Buying software is not like buying a commodity. You are choosing a long-term partner whose technology will be at the core of a critical bank function. Over the years, I’ve seen banks make brilliant choices and costly mistakes. This five-step process will help you make the right one.

  1. Start with a Gap Analysis, Not a Demo: Before you even look at a vendor, map out your current processes. Where are your manual workarounds? What tasks create the most compliance risk? This internal audit gives you a scorecard to measure potential vendors against your specific needs, not their slickest features.
  2. Prioritize Risk-Mitigating Features: Every vendor will show you a dashboard. Look deeper. Ask them to demonstrate *exactly* how their system prevents a TCPA violation or enforces state-level contact frequency rules. Prioritize features that directly address your biggest compliance gaps.
  3. Scrutinize Vendor Expertise: A critical mistake I’ve seen is choosing a generic CRM vendor that has bolted on a “collections module.” Ask them about their experience with banking clients. Do they understand FIRREA, GLBA, and the nuances of CFPB examinations? Their support team should be able to talk regulations, not just software features.
  4. Demand a Real-World Audit Simulation: A standard demo is designed to look perfect. Provide a vendor with a few complex, real-world scenarios. For example, “Show me how your system handles a consumer who disputes a debt, revokes consent for calls, and lives in California.” Their ability to navigate this live is a true test of the platform’s power and flexibility.
  5. Look at the Future Roadmap: The regulatory landscape is always changing. Ask vendors how they stay on top of new legislation and court rulings. Do they have a dedicated compliance team? A proactive partner will update their platform to address new rules *before* they become a problem for you.

Beyond Implementation: Fostering a Culture of Compliance

I once worked with a bank that invested in the absolute best collection software on the market, yet their compliance issues persisted. The problem wasn’t the technology; it was the culture. They treated the software as a magic fix without investing in the people and processes around it.

The most successful implementations I’ve witnessed are those where technology empowers a culture of compliance. This means comprehensive training for all agents, not just on how to use the software, but on the “why” behind the compliance rules. The software should make the compliant path the easiest path.

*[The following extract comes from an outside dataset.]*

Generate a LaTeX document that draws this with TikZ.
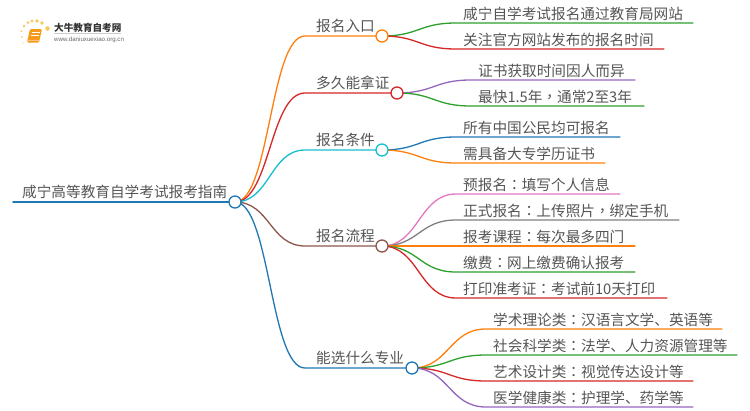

When agents understand that the call time restrictions in the system are there to protect both them and the bank, they become partners in the compliance process. The software becomes a safety net that allows them to focus on what they do best: communicating with consumers respectfully and resolving debts effectively.

Frequently Asked Questions

How does software help with the FDCPA’s validation notice requirements under Reg F?

Modern software automates the generation and delivery of compliant validation notices, ensuring all required information is included. It also tracks the 30-day validation period, automatically pausing collection activities until the period expires or a dispute is resolved.

Can debt collection software prevent UDAAP violations?

Yes, indirectly but effectively. By ensuring agents work from accurate, real-time data from the core, providing compliant call scripts, and recording all interactions for quality assurance, the software significantly reduces the risk of deceptive or unfair practices.

What’s the difference between a general CRM and specialized bank collection software?

A general CRM is designed for sales and marketing, lacking the specific, hard-coded compliance rules, audit trails, and payment processing workflows required for debt collection. Specialized software is purpose-built to navigate the complex legal framework of the collections industry.

How is the ROI on compliant debt collection software calculated?

ROI is measured not just in increased collections, but primarily in risk avoidance. It includes the cost of fines not levied, lawsuits not filed, and brand reputation not damaged, combined with significant gains in operational efficiency and agent productivity.